Outreach Services
A Hospital Without Walls
Ensuring that sick children living in the country are not disadvantaged by distance is a priority with The Children's Hospital at Westmead. It's very much a part of our commitment to improve clinical services to the community and to allow fair access to the best medical care.
One of our methods is through outreach clinics, where we take our doctors to the sick children. In this way, many of the traumas often associated with country children having to come to the city (not the least of which is the disruption to normal family life) are minimised, and sometimes eliminated altogether.
During outreach clinics, specialist doctors travel to regional centres for consultations with local children, who can either be regular recipients of treatment (for example, diabetic children), former patients of the Hospital or newly referred patients.
Outreach clinics are an invaluable process by which the seriousness of a sick child can be ascertained, usually when the local doctor is aware that a case is beyond their diagnostic ability. For example, a child may have a heart murmur which the visiting specialist can assess. Should it not be a source of concern, then there is no need for that child to be taken to the city to hospital. On the other hand, the specialist may recommend that the child does need further tests, and in that case, a trip to the city is well justified.

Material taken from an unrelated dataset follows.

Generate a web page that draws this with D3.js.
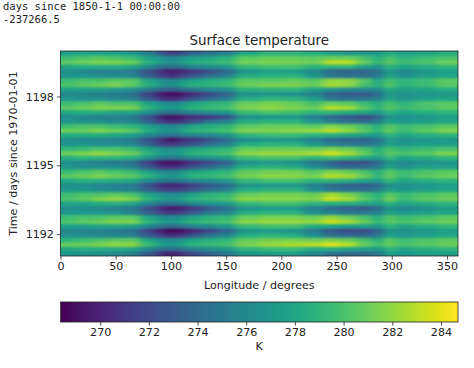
<!DOCTYPE html>
<html><head><meta charset="utf-8">
<script src="https://cdn.jsdelivr.net/npm/d3@7"></script>
<style>html,body{margin:0;padding:0;background:#fff}svg{display:block}text{font-family:"DejaVu Sans";fill:#222}</style>
</head><body><svg id="c" width="474" height="368"></svg>
<script>
const headerLines = ["days since 1850-1-1 00:00:00", "-237266.5"];
const chartTitle = "Surface temperature";
const xLabel = "Longitude / degrees";
const yLabel = "Time / days since 1970-01-01";
const barLabel = "K";
const xTicks = [0, 50, 100, 150, 200, 250, 300, 350];
const yTicks = [1192, 1195, 1198];
const barTicks = [270, 272, 274, 276, 278, 280, 282, 284];
const lonRange = [0, 360];
const timeRange = [1191.05, 1199.98];
const tempRange = [268.37, 284.7];
const lonEdges = [0,12,28,42,58,72,86,96,104,114,128,142,158,180,200,220,238,252,268,282,293,303,320,340,360];
const temperature = [
[277.5,277.8,277.6,277.5,277.0,275.5,273.0,271.0,272.0,273.5,274.5,275.5,278.0,279.0,279.0,278.5,277.5,277.0,277.0,277.0,278.5,277.5,278.0,278.5],
[279.5,280.0,280.5,280.0,279.5,277.8,276.5,276.0,276.5,277.5,278.0,278.5,280.5,280.8,280.8,280.5,281.0,281.0,280.0,278.5,280.0,279.0,279.5,280.0],
[280.5,281.0,281.5,281.5,281.0,278.8,277.0,276.3,277.0,278.5,279.0,279.5,281.2,281.5,281.3,281.0,283.0,283.0,281.0,279.0,280.8,279.5,280.0,281.0],
[278.0,278.5,278.5,278.5,278.0,276.0,274.5,274.0,274.5,275.8,276.2,276.8,279.2,279.8,279.8,278.8,279.0,279.0,277.5,276.5,279.0,278.0,278.5,279.0],
[276.5,276.0,275.5,275.5,275.0,272.5,270.5,269.5,270.0,271.0,272.3,273.8,276.8,277.5,277.5,276.0,274.0,273.5,273.5,274.5,277.5,276.0,277.0,277.5],
[277.0,277.0,276.5,276.5,276.0,273.5,271.5,270.5,271.5,272.8,274.5,275.5,278.5,279.0,279.0,277.0,275.0,274.5,274.5,275.0,278.0,276.5,277.5,278.0],
[279.5,280.0,280.0,280.5,280.5,278.0,276.5,276.0,276.5,278.0,278.5,279.0,280.5,280.5,280.8,280.5,282.0,282.0,280.5,278.0,280.0,279.0,279.5,280.5],
[280.0,280.5,281.0,281.5,280.5,278.8,277.0,276.3,277.5,278.8,279.0,279.5,281.0,281.5,281.5,281.0,282.5,282.0,280.0,278.5,280.5,279.0,279.5,280.5],
[277.5,277.5,277.5,277.0,276.5,275.0,273.5,273.0,273.5,275.0,275.8,276.5,278.8,279.0,279.0,277.5,276.5,276.0,276.0,276.0,278.5,277.5,278.0,278.5],
[276.0,275.8,275.5,275.0,274.5,271.5,269.5,268.7,269.3,270.5,272.0,273.5,276.5,277.0,276.5,275.5,273.5,273.0,273.0,274.0,277.5,276.5,277.0,277.0],
[277.0,276.5,276.5,276.0,275.5,273.0,271.0,270.0,271.0,272.8,274.0,275.2,278.5,279.0,279.0,277.5,275.0,274.5,275.0,275.5,278.0,277.0,277.5,278.0],
[279.5,280.0,280.5,280.0,280.0,278.0,276.5,276.0,276.5,278.0,278.8,279.2,281.0,281.3,281.0,280.0,281.0,280.5,279.5,278.5,280.0,279.0,280.0,280.5],
[280.5,281.0,281.5,281.5,281.5,279.0,277.5,276.8,277.5,279.0,279.3,279.8,281.5,282.0,281.5,281.0,283.0,282.5,280.5,279.0,280.5,279.5,280.0,280.5],
[278.0,278.5,278.5,278.0,278.0,276.5,275.0,274.5,275.0,276.0,276.5,277.0,279.5,280.0,279.8,279.0,279.0,278.5,278.0,277.0,279.0,278.0,278.5,279.0],
[276.5,276.0,275.5,275.5,275.0,272.5,270.0,269.0,269.5,270.5,271.0,272.5,276.5,277.0,277.0,275.5,274.0,273.0,272.0,273.5,277.0,276.5,277.0,277.5],
[277.0,276.5,276.5,276.0,276.0,273.5,271.5,270.5,271.0,272.5,274.5,275.5,278.5,279.0,278.8,277.0,275.5,274.5,274.0,275.5,278.0,277.0,277.5,278.0],
[279.5,280.0,280.0,279.5,279.0,277.5,276.5,276.0,276.5,278.0,278.5,279.0,280.5,281.0,281.0,280.5,281.5,281.0,280.0,278.5,280.5,279.5,280.0,280.5],
[281.0,281.0,281.5,281.0,280.5,278.5,277.0,276.5,277.5,279.0,279.3,279.8,281.5,281.5,281.8,282.0,283.0,282.0,280.5,279.0,281.0,279.5,280.5,281.5],
[278.5,278.5,278.5,278.0,277.5,276.0,275.0,274.5,275.0,275.8,276.0,276.8,279.0,279.5,279.5,278.8,278.5,278.0,277.5,277.0,279.0,278.0,278.5,279.0],
[276.5,276.0,276.0,275.5,275.0,272.5,270.5,269.0,270.0,271.0,272.3,274.0,276.3,276.8,276.8,275.5,274.0,273.5,273.5,274.5,277.5,276.5,277.0,277.0],
[277.0,277.0,276.5,276.5,276.0,273.5,271.5,271.0,271.5,272.8,274.5,275.5,278.5,279.0,278.8,277.0,275.5,275.0,275.0,275.5,278.0,277.0,277.5,277.5],
[279.0,279.5,280.0,280.0,279.5,278.0,276.5,276.0,277.0,278.0,278.5,279.0,280.8,281.0,281.0,281.0,281.5,281.0,280.0,278.5,280.0,279.0,279.5,280.0],
[281.0,281.5,282.0,281.5,281.0,279.0,277.5,276.8,277.5,279.0,279.3,279.8,281.8,282.2,282.2,282.5,283.5,282.5,281.0,279.0,280.5,280.0,280.5,281.5],
[278.5,279.0,279.0,279.0,278.5,276.5,275.0,274.5,275.0,276.0,276.5,277.2,279.5,280.0,279.8,279.0,279.5,279.0,278.0,277.0,279.5,278.0,278.5,279.0],
[276.5,276.0,275.5,275.0,274.5,271.5,269.5,268.8,269.5,271.0,272.0,273.5,276.8,277.2,276.8,275.0,273.5,272.5,272.5,274.0,277.0,276.0,276.5,277.0],
[277.0,276.5,276.5,276.5,275.5,273.0,271.0,270.5,271.0,272.8,274.0,275.5,278.5,279.0,278.5,276.5,275.0,274.0,274.0,275.0,278.0,276.5,277.5,277.5],
[279.5,280.0,280.5,280.0,279.5,277.5,276.0,275.8,276.5,278.0,278.5,279.0,280.8,281.2,281.2,280.5,281.5,281.0,280.0,278.5,280.5,279.5,280.0,280.5],
[280.5,281.0,281.5,281.0,280.5,279.0,277.5,276.8,277.5,279.0,279.3,279.8,281.3,281.8,281.8,281.5,283.0,282.5,281.0,279.0,281.0,279.5,280.5,281.0],
[278.0,278.5,278.5,278.5,278.0,276.0,275.0,274.5,275.0,275.8,276.3,277.0,279.2,279.8,279.8,279.0,279.0,278.5,278.0,277.0,279.5,278.0,278.5,279.0],
[276.5,276.5,276.0,275.5,275.0,272.5,270.5,270.0,270.5,271.5,272.8,274.0,276.8,277.2,277.2,275.5,274.0,273.5,273.0,274.0,276.5,276.5,277.0,277.5],
[277.0,277.0,276.5,276.0,275.5,273.5,272.0,271.5,272.0,273.0,274.5,275.5,278.5,279.0,279.0,276.5,275.0,274.5,274.5,275.0,278.0,277.0,277.5,278.0],
[279.5,280.0,280.0,280.5,280.0,278.0,276.5,276.0,276.5,278.0,278.8,279.2,280.8,281.2,281.2,281.0,282.5,281.5,280.0,278.5,280.5,279.5,280.0,280.5],
[280.0,280.5,281.5,282.0,281.5,279.0,277.5,276.8,277.5,279.0,279.3,279.8,281.8,281.8,281.8,281.5,283.5,282.5,280.5,279.0,281.5,279.5,280.5,281.0],
[278.0,278.0,278.5,278.5,278.0,276.0,274.5,274.5,275.0,276.2,276.8,277.2,279.3,279.8,279.8,279.0,278.5,278.5,278.0,277.5,279.0,278.0,278.5,279.0],
[276.5,276.5,276.0,275.5,275.0,272.5,270.5,269.5,270.0,271.2,272.8,274.2,276.8,277.2,277.2,275.5,274.0,273.5,273.0,274.0,277.0,276.0,276.5,277.5],
[277.0,277.0,277.0,276.5,275.5,273.5,271.5,271.0,271.5,273.0,275.0,275.8,278.5,279.0,278.8,276.5,275.5,275.0,275.0,275.5,278.0,277.0,277.5,278.0],
[279.5,280.0,280.0,280.5,280.5,278.0,276.5,276.0,276.5,278.0,278.8,279.2,280.8,281.2,281.2,281.0,282.0,281.0,280.0,278.5,280.5,279.5,280.0,280.5],
[280.0,280.5,281.0,281.5,281.5,279.0,277.5,276.8,277.5,279.0,279.3,279.8,281.8,282.2,282.2,282.0,283.5,282.5,281.0,279.0,280.5,280.0,280.5,281.0],
[277.5,277.5,278.0,278.0,277.5,276.0,274.5,274.0,274.5,275.8,276.3,277.0,279.3,279.8,279.8,278.5,278.0,277.5,277.5,277.0,279.0,278.0,278.5,279.0],
[276.0,275.5,275.5,275.0,274.5,271.5,269.5,268.5,269.0,270.3,271.8,273.5,276.8,277.2,276.8,275.0,272.8,272.0,272.0,273.5,277.0,276.5,277.0,277.5],
[276.5,276.5,276.0,276.0,275.5,273.0,271.5,270.5,271.0,272.8,274.5,275.8,278.5,279.0,278.5,276.5,274.5,274.0,274.0,275.0,278.0,277.0,277.5,278.0],
[279.0,279.5,280.0,280.5,280.5,278.0,276.5,276.0,276.5,278.0,278.5,279.0,280.8,281.2,281.2,281.0,281.5,281.0,280.0,278.5,280.5,279.5,280.0,280.5],
[281.0,281.0,281.5,282.0,282.0,279.5,277.5,276.8,277.5,279.0,279.3,279.8,281.5,282.2,282.7,283.0,284.0,283.0,281.0,279.5,281.0,280.0,280.5,281.0],
[278.0,278.5,278.5,278.5,278.0,276.0,274.5,274.0,274.5,275.8,276.3,277.0,279.0,279.5,279.5,278.5,278.5,278.0,277.5,277.0,279.0,278.0,278.5,279.0],
[277.0,276.5,276.5,276.0,275.5,273.0,270.5,269.5,270.5,272.0,273.3,274.8,276.8,277.2,277.2,276.0,274.5,274.0,274.0,275.0,277.5,277.0,277.5,277.5]
];

const W = {l:60.5, r:458, t:51, b:256};
const B = {t:302, b:322};
const svg = d3.select("#c");
const ink = "#222";
const fs = 11.1;

svg.selectAll("text.head").data(headerLines).join("text").attr("class","head")
  .attr("x",3).attr("y",(d,i)=>9.5+i*13).style("font-family","'DejaVu Sans Mono'").style("font-size","10.5px").text(d=>d);

const x = d3.scaleLinear().domain(lonRange).range([W.l,W.r]);
const y = d3.scaleLinear().domain(timeRange).range([W.b,W.t]);
const color = d3.scaleSequential(d3.interpolateViridis).domain(tempRange);
const rowScale = d3.scaleBand().domain(d3.range(temperature.length)).range([W.t,W.b]);

const defs = svg.append("defs");
defs.append("clipPath").attr("id","plot").append("rect").attr("x",W.l).attr("y",W.t).attr("width",W.r-W.l).attr("height",W.b-W.t);
defs.append("filter").attr("id","soft").attr("x","-5%").attr("y","-5%").attr("width","110%").attr("height","110%")
  .attr("color-interpolation-filters","sRGB")
  .append("feGaussianBlur").attr("stdDeviation","4.4 1.2");

const cells = temperature.flatMap((row,i)=>row.map((v,j)=>({i,j,v})));
const plot = svg.append("g").attr("clip-path","url(#plot)");
function drawCells(g){
  g.selectAll("rect").data(cells).join("rect")
   .attr("x",d=>x(lonEdges[d.j])).attr("width",d=>x(lonEdges[d.j+1])-x(lonEdges[d.j])+0.6)
   .attr("y",d=>rowScale(d.i)).attr("height",rowScale.bandwidth()+0.6)
   .attr("fill",d=>color(d.v));
}
drawCells(plot.append("g"));
drawCells(plot.append("g").attr("filter","url(#soft)"));

const styleAxis = g=>{
  g.selectAll("path.domain").remove();
  g.selectAll("line").attr("stroke",ink).attr("stroke-width",0.8);
  g.selectAll("text").style("font-size",fs+"px").attr("fill",ink);
};
svg.append("g").attr("transform",`translate(0,${W.b})`)
  .call(d3.axisBottom(x).tickValues(xTicks).tickSize(3.6).tickPadding(3)).call(styleAxis);
svg.append("g").attr("transform",`translate(${W.l},0)`)
  .call(d3.axisLeft(y).tickValues(yTicks).tickFormat(d3.format("d")).tickSize(3.6).tickPadding(3)).call(styleAxis);
svg.append("rect").attr("x",W.l).attr("y",W.t).attr("width",W.r-W.l).attr("height",W.b-W.t)
  .attr("fill","none").attr("stroke",ink).attr("stroke-width",0.8);

svg.append("text").attr("x",(W.l+W.r)/2).attr("y",44.5).attr("text-anchor","middle").style("font-size","13.4px").text(chartTitle);
svg.append("text").attr("x",(W.l+W.r)/2).attr("y",289).attr("text-anchor","middle").style("font-size",fs+"px").text(xLabel);
svg.append("text").attr("transform",`translate(16.5,${(W.t+W.b)/2}) rotate(-90)`).attr("text-anchor","middle").style("font-size",fs+"px").text(yLabel);

const bx = d3.scaleLinear().domain(tempRange).range([W.l,W.r]);
const barSteps = d3.range(256);
const barLevel = d3.scaleLinear().domain([0,256]).range(tempRange);
svg.append("g").attr("shape-rendering","crispEdges").selectAll("rect").data(barSteps).join("rect")
  .attr("x",d=>bx(barLevel(d))).attr("width",d=>bx(barLevel(d+1))-bx(barLevel(d))+1).attr("y",B.t).attr("height",B.b-B.t)
  .attr("fill",d=>color(barLevel(d+0.5)));
svg.append("rect").attr("x",W.r).attr("y",B.t-1).attr("width",3).attr("height",B.b-B.t+2).attr("fill","#fff");
svg.append("g").attr("transform",`translate(0,${B.b})`)
  .call(d3.axisBottom(bx).tickValues(barTicks).tickFormat(d3.format("d")).tickSize(3.6).tickPadding(3)).call(styleAxis);
svg.append("rect").attr("x",W.l).attr("y",B.t).attr("width",W.r-W.l).attr("height",B.b-B.t)
  .attr("fill","none").attr("stroke",ink).attr("stroke-width",0.8);
svg.append("text").attr("x",(W.l+W.r)/2).attr("y",350).attr("text-anchor","middle").style("font-size",fs+"px").text(barLabel);
</script></body></html>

The frequency and duration of the country clinics varies - depending on demand and local services - and can range from four days a year, to weekly. Currently there are 26 regional centres who host outreach clinics from 18 departments from the Hospital:
- Adolescent Medicine;
- Cardiology;
- Child Protection Unit;
- Clinical Genetics;
- Endocrinology;
- Ear Nose & Throat;
- Gastroenterology;
- Genetic Metabolic Service;
- Neurogenetics;
- Neurology;
- Nephrology;
- Ophthalmology;
- Paediatrics;
- Paediatric Surgery;
- Psychological Medicine;
- Rehabilitation;
- Respiratory Medicine;
- Spina Bifida.
These Departments, through their outreach clinics, have provided excellent service models. Increasingly, the trend is to work with local communities so we can align our services and philosophy of care much closer to their needs. With increased use of technology, a true, co-ordinated "shared care" approach can be established with other health workers in regional centres. This also helps overcome the problem of the professional isolation faced by some health workers.
Recent years have seen a significant expansion of some outreach clinics, for example general medicine, diabetes, ophthalmology, and in clinical departments which treat osteoporosis and genetic conditions. The Department of Oncology is currently exploring the possibility of a "different" type of outreach clinic, where the focus is more on skills-upgrading of the local doctors rather than the treatment of patients.
An ever-growing demand, as well as technological advances in communication, has led to not only the expansion of outreach clinics, but outreach services generally. Falling under the umbrella of Telehealth, Telepsychiatry and Teleradiology now provide services to country areas. Telepsychiatry, which offers skilled psychiatry to where it is most needed, has now been established in collaboration with seven rural Area Health Services. The Department of Teleradiology has successfully completed a teleradiology trial with Dubbo Hospital and negotiations to establish this service to other regional hospitals are continuing. Teleradiology is now also linked to radiologists at home and selective hospitals in the Greater Western Sydney area.
This document was published on Monday, 16 September 2002.